Introducing Screamshot

I’ve been playing with programmatically fetching screenshots for years but never felt happy with the end result. Using PhantomJS directly seemed cumbersome and things didn’t work reliably for me when they reached production. It was whilst playing with Aesthetic that I learned how easy it was to use Capybara outside of a test environment as a tool for saving screenshots — I was struck by a thought:

My next screenshot-fetching app will use PhantomJS via Capybara and Poltergeist and will be just great!

— Me, before I’d written any code.

So I wrote a Rails app that receives a request, creates a database record, returns an identifier, queues up a job, fetches the screenshot and writes it to a file, and finally notifies the requesting app via a webhook that the screenshot is ready. It did seem a bit much for such a “simple” thing but I was quite pleased with it — and webhooks are cool.
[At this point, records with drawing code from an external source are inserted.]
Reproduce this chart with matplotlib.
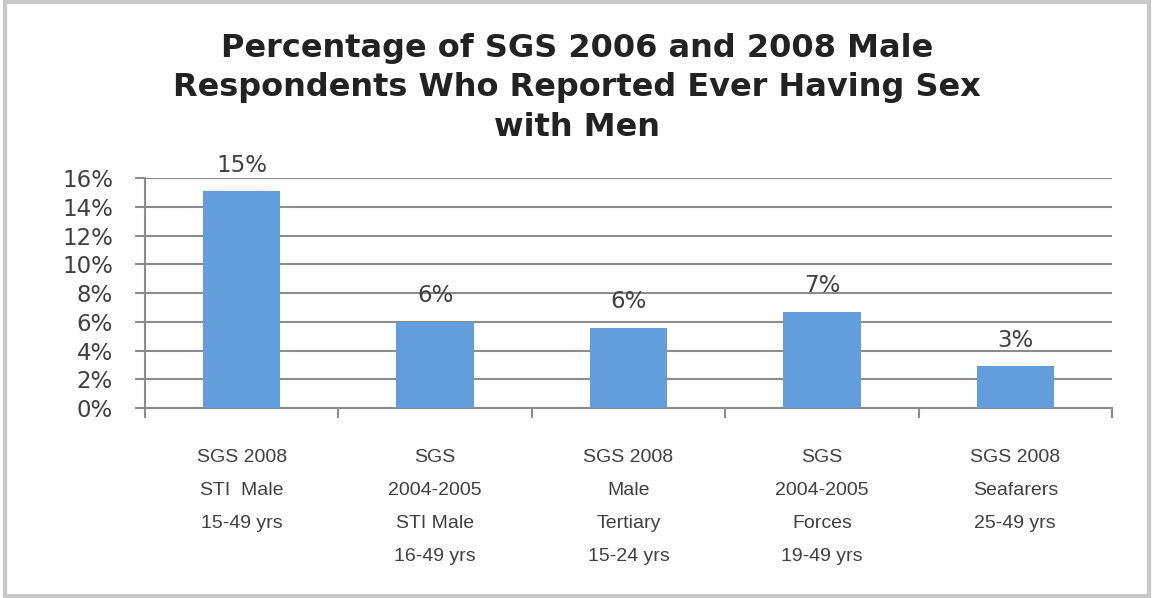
import numpy as np
import matplotlib.pyplot as plt
from matplotlib.patches import Rectangle

plt.rcParams['font.family'] = ['DejaVu Sans']

categories = [
    'SGS 2008\nSTI  Male\n15-49 yrs',
    'SGS\n2004-2005\nSTI Male\n16-49 yrs',
    'SGS 2008\nMale\nTertiary\n15-24 yrs',
    'SGS\n2004-2005\nForces\n19-49 yrs',
    'SGS 2008\nSeafarers\n25-49 yrs',
]
values = [15.1, 6.0, 5.6, 6.7, 2.9]
labels = ['15%', '6%', '6%', '7%', '3%']
yticks = [0, 2, 4, 6, 8, 10, 12, 14, 16]

title_lines = ['Percentage of SGS 2006 and 2008 Male',
               'Respondents Who Reported Ever Having Sex',
               'with Men']

fig = plt.figure(figsize=(11.54, 5.98), dpi=100)
fig.patches.append(Rectangle((0.004, 0.004), 0.992, 0.992, transform=fig.transFigure,
                             fill=False, edgecolor='#c8c8c8', lw=3))

ax = fig.add_axes([0.1257, 0.3177, 0.8379, 0.3846])
x = np.arange(len(values))
ax.bar(x, values, width=0.4, color='#619EDB', zorder=3)

for xi, v, s in zip(x, values, labels):
    ax.annotate(s, (xi, v), xytext=(0, 14), textcoords='offset points',
                ha='center', va='baseline', fontsize=16.5, color='#404040')

ax.set_xlim(-0.5, len(values) - 0.5)
ax.set_ylim(0, 16)
ax.set_yticks(yticks)
ax.set_yticklabels([f'{t}%' for t in yticks], fontsize=16.5, color='#404040')
ax.yaxis.grid(True, color='#8c8c8c', lw=1.5, zorder=0)

ax.set_xticks(x)
ax.set_xticklabels(categories, fontsize=14, color='#404040', linespacing=2.22, va='top',
                   family=['Liberation Sans', 'DejaVu Sans'])
ax.set_xticks(np.arange(-0.5, len(values)), minor=True)
ax.tick_params(axis='x', which='major', length=0, pad=29.5)
ax.tick_params(axis='x', which='minor', length=7, color='#8c8c8c', width=1.5)
ax.tick_params(axis='y', length=7, color='#8c8c8c', width=1.5, pad=16)

for side in ['top', 'right']:
    ax.spines[side].set_visible(False)
for side in ['left', 'bottom']:
    ax.spines[side].set_color('#8c8c8c')
    ax.spines[side].set_linewidth(1.5)

for i, line in enumerate(title_lines):
    fig.text(0.5, 1 - (57 + 39.5 * i) / 598, line, ha='center', va='baseline',
             fontsize=23, fontweight='bold', color='#222222')

plt.savefig('out.png', dpi=100)
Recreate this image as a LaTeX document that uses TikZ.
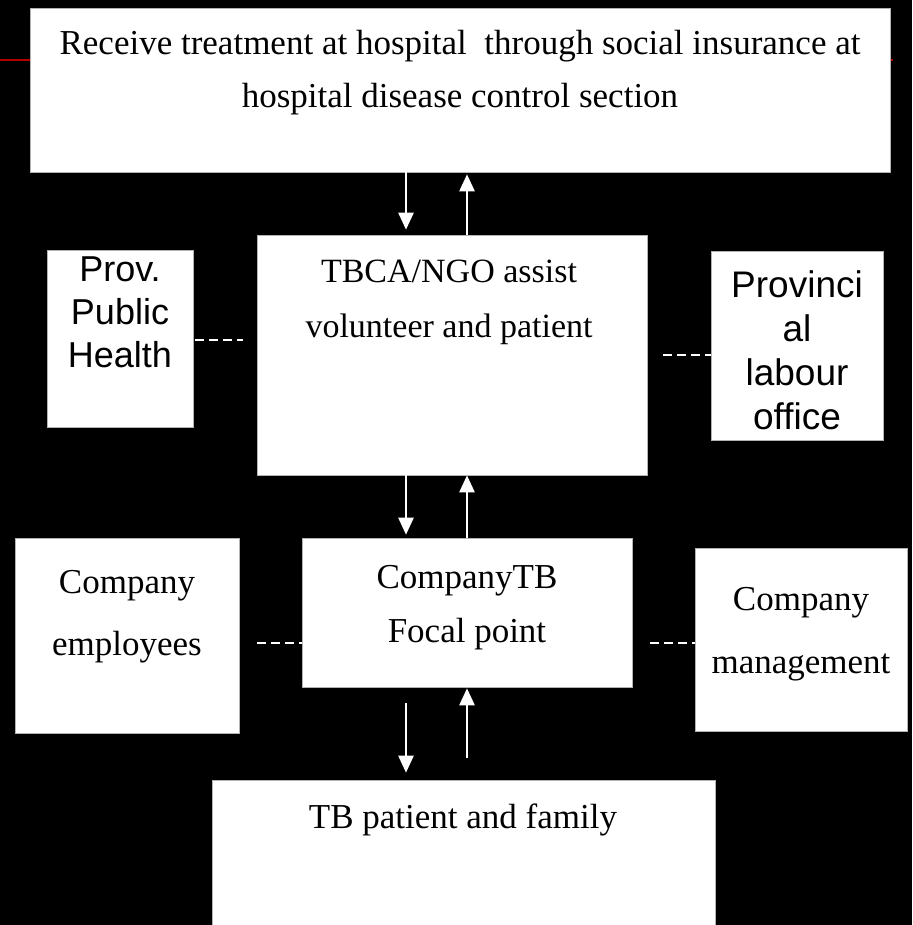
\documentclass[tikz,border=0pt]{standalone}
\usepackage{fontspec}
\setmainfont{Liberation Serif}
\newfontfamily\sansfam{Liberation Sans}
\usetikzlibrary{arrows.meta,calc}

\begin{document}
\begin{tikzpicture}[
  x=1pt, y=-1pt,
  box/.style={draw=black!30,line width=0.6pt,fill=white,inner sep=0pt},
  txt/.style={align=center,inner sep=0pt,anchor=base,font={\fontsize{35}{54}\selectfont}},
  stxt/.style={align=center,inner sep=0pt,anchor=base,font={\sansfam\fontsize{36}{43}\selectfont}},
  arr/.style={-{Triangle[length=17pt,width=15pt]},line width=2.5pt,white},
  link/.style={white,line width=2pt,dash pattern=on 9pt off 5pt}
]
\fill[black] (0,0) rectangle (912,925);
\useasboundingbox (0,0) rectangle (912,925);
\draw[red!70!black,line width=2pt] (0,60) -- (893,60);

% boxes
\node[box,minimum width=860pt,minimum height=164pt] (top) at (460,90) {};
\node[box,minimum width=390pt,minimum height=240pt] (tbca) at (452,355) {};
\node[box,minimum width=146pt,minimum height=177pt] (prov) at (120,338.5) {};
\node[box,minimum width=172pt,minimum height=189pt] (labour) at (797,345.5) {};
\node[box,minimum width=224pt,minimum height=195pt] (staff) at (127,635.5) {};
\node[box,minimum width=330pt,minimum height=149pt] (focal) at (467,612.5) {};
\node[box,minimum width=212pt,minimum height=183pt] (mgmt) at (801,639.5) {};
\node[box,minimum width=503pt,minimum height=146pt] (family) at (463.5,853) {};

% texts (base = last line)
\node[txt,font={\fontsize{35}{53}\selectfont}] (toptxt) at (460,108)
  {Receive treatment at hospital\ \ through social insurance at\\hospital disease control section};
\node[txt,font={\fontsize{34}{55}\selectfont}] (tbcatxt) at (449,337) {TBCA/NGO assist\\volunteer and patient};
\node[stxt] (provtxt) at (120,367) {Prov.\\Public\\Health};
\node[stxt,font={\sansfam\fontsize{37}{44}\selectfont}] (labourtxt) at (797,429) {Provinci\\al\\labour\\office};
\node[txt,font={\fontsize{35}{62}\selectfont}] (stafftxt) at (127,655) {Company\\employees};
\node[txt] (focaltxt) at (467,642) {CompanyTB\\Focal point};
\node[txt,font={\fontsize{35}{63}\selectfont}] (mgmttxt) at (801,673) {Company\\management};
\node[txt] (familytxt) at (463,828) {TB patient and family};

% arrows
\coordinate (dncol) at (406,0);
\coordinate (upcol) at (467,0);
\draw[arr,shorten >=5pt] (top.south -| dncol) -- (tbca.north -| dncol);
\draw[arr,shorten >=2pt] (tbca.north -| upcol) -- (top.south -| upcol);
\draw[arr,shorten >=3pt] (tbca.south -| dncol) -- (focal.north -| dncol);
\draw[arr] (focal.north -| upcol) -- (tbca.south -| upcol);
\draw[arr,shorten <=16pt,shorten >=7pt] (focal.south -| dncol) -- (family.north -| dncol);
\draw[arr,shorten <=22pt,shorten >=1pt] (family.north -| upcol) -- (focal.south -| upcol);

% dashed links
\coordinate (rowa) at (0,340);
\coordinate (rowb) at (0,355);
\coordinate (rowc) at (0,643);
\draw[link,shorten <=2pt,shorten >=14pt] (prov.east |- rowa) -- (tbca.west |- rowa);
\draw[link,shorten <=16pt] (tbca.east |- rowb) -- (labour.west |- rowb);
\draw[link,shorten <=18pt] (staff.east |- rowc) -- (focal.west |- rowc);
\draw[link,shorten <=18pt] (focal.east |- rowc) -- (mgmt.west |- rowc);
\end{tikzpicture}
\end{document}
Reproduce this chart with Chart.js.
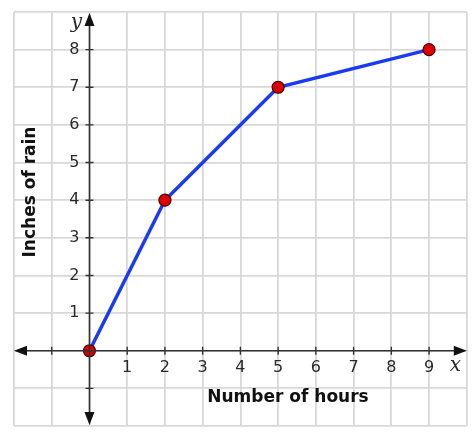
<!DOCTYPE html>
<html>
<head>
<meta charset="utf-8">
<script src="https://cdn.jsdelivr.net/npm/chart.js@4/dist/chart.umd.min.js"></script>
<style>
  html, body { margin: 0; padding: 0; background: #fff; }
  #wrap { width: 474px; height: 439px; }
</style>
</head>
<body>
<div id="wrap"><canvas id="rainChart"></canvas></div>
<script>
// data
const hours = [0, 2, 5, 9];
const rain = [0, 4, 7, 8];
const xTickLabels = [1, 2, 3, 4, 5, 6, 7, 8, 9];
const yTickLabels = [1, 2, 3, 4, 5, 6, 7, 8];
const xTickMarks = [-1, 1, 2, 3, 4, 5, 6, 7, 8, 9];
const yTickMarks = [-1, 1, 2, 3, 4, 5, 6, 7, 8];

const axisColor = "#333333";

// draws the axes through the origin, with arrows, ticks and labels
const axesPlugin = {
    id: "axesThroughOrigin",
    afterDatasetsDraw(chart) {
        const ctx = chart.ctx;
        const xs = chart.scales.x;
        const ys = chart.scales.y;
        const area = chart.chartArea;
        const x0 = xs.getPixelForValue(0);
        const y0 = ys.getPixelForValue(0);

        ctx.save();
        ctx.strokeStyle = axisColor;
        ctx.fillStyle = "#111";
        ctx.lineWidth = 1.6;

        // axis lines
        ctx.beginPath();
        ctx.moveTo(area.left + 8, y0);
        ctx.lineTo(area.right - 8, y0);
        ctx.moveTo(x0, area.top + 8);
        ctx.lineTo(x0, area.bottom - 8);
        ctx.stroke();

        // arrows
        const arrow = (tx, ty, dx, dy) => {
            const len = 13, half = 5;
            const bx = tx - dx * len, by = ty - dy * len;
            ctx.beginPath();
            ctx.moveTo(tx, ty);
            ctx.lineTo(bx - dy * half, by + dx * half);
            ctx.lineTo(bx + dy * half, by - dx * half);
            ctx.closePath();
            ctx.fill();
        };
        arrow(area.right, y0, 1, 0);
        arrow(area.left, y0, -1, 0);
        arrow(x0, area.top + 1, 0, -1);
        arrow(x0, area.bottom - 1, 0, 1);

        // tick marks
        ctx.lineWidth = 1.4;
        ctx.beginPath();
        xTickMarks.forEach(v => {
            const px = xs.getPixelForValue(v);
            ctx.moveTo(px, y0 - 4);
            ctx.lineTo(px, y0 + 4);
        });
        yTickMarks.forEach(v => {
            const py = ys.getPixelForValue(v);
            ctx.moveTo(x0 - 4, py);
            ctx.lineTo(x0 + 4, py);
        });
        ctx.stroke();

        // tick labels
        ctx.fillStyle = "#2a2a2a";
        ctx.font = "16px 'DejaVu Sans'";
        ctx.textAlign = "center";
        ctx.textBaseline = "middle";
        xTickLabels.forEach(v => {
            ctx.fillText(String(v), xs.getPixelForValue(v), y0 + 17);
        });
        ctx.textAlign = "right";
        yTickLabels.forEach(v => {
            ctx.fillText(String(v), x0 - 10, ys.getPixelForValue(v));
        });

        // variable names
        ctx.font = "italic 20px 'DejaVu Serif'";
        ctx.textAlign = "center";
        ctx.fillText("x", xs.getPixelForValue(9.7), y0 + 15);
        ctx.fillText("y", x0 - 13, area.top + 11);

        // axis titles
        ctx.fillStyle = "#111";
        ctx.font = "bold 17px 'DejaVu Sans'";
        ctx.fillText("Number of hours", 288, 398);
        ctx.translate(31, 192);
        ctx.rotate(-Math.PI / 2);
        ctx.fillText("Inches of rain", 0, 0);
        ctx.restore();
    }
};

new Chart("rainChart", {
    type: "scatter",
    data: {
        datasets: [{
            label: "Inches of rain",
            data: hours.map((h, i) => ({ x: h, y: rain[i] })),
            showLine: true,
            borderColor: "#1a3af5",
            borderWidth: 3.5,
            pointRadius: 6,
            pointHoverRadius: 6,
            pointBackgroundColor: "#dd0000",
            pointBorderColor: "#4a0000",
            pointBorderWidth: 1.2
        }]
    },
    options: {
        responsive: true,
        maintainAspectRatio: false,
        animation: false,
        layout: { padding: { left: 14, right: 7, top: 12, bottom: 13 } },
        plugins: {
            legend: { display: false },
            tooltip: { enabled: false }
        },
        scales: {
            x: {
                type: "linear",
                min: -2,
                max: 10,
                ticks: { display: false, stepSize: 1 },
                border: { display: false },
                grid: { color: "#d8d8d8", lineWidth: 1.8, drawTicks: false }
            },
            y: {
                type: "linear",
                min: -2,
                max: 9,
                ticks: { display: false, stepSize: 1 },
                border: { display: false },
                grid: { color: "#d8d8d8", lineWidth: 1.8, drawTicks: false }
            }
        }
    },
    plugins: [axesPlugin]
});
</script>
</body>
</html>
As usual it brought my server to its knees.

I started wondering about using Heroku which made me think that being synchronous might be the way to go — as in, the motivation was mostly $$$-driven… Anyway, I rewrote it again*.

It’s called Screamshot and can be found on GitHub, this time it’s synchronous and built on Sinatra and PhantomJS (via Capybara/Poltergeist).

Here’s how to use Screamshot:

$ curl "http://API_TOKEN@screamshot.dev/screenshot?url=http://example.com"

It has plenty of room for improvement: it doesn’t appreciate slow ad servers and therefore often times out, the fonts don’t look great, and it’s currently utilising the limited concurrency of WEBrick.

But I still like it*** — and you might too.

* To be honest part of my motivation for making this again is because I like the idea** for the logo!

** I said I like the idea for the logo…

*** Again, mainly just the logo and colour scheme.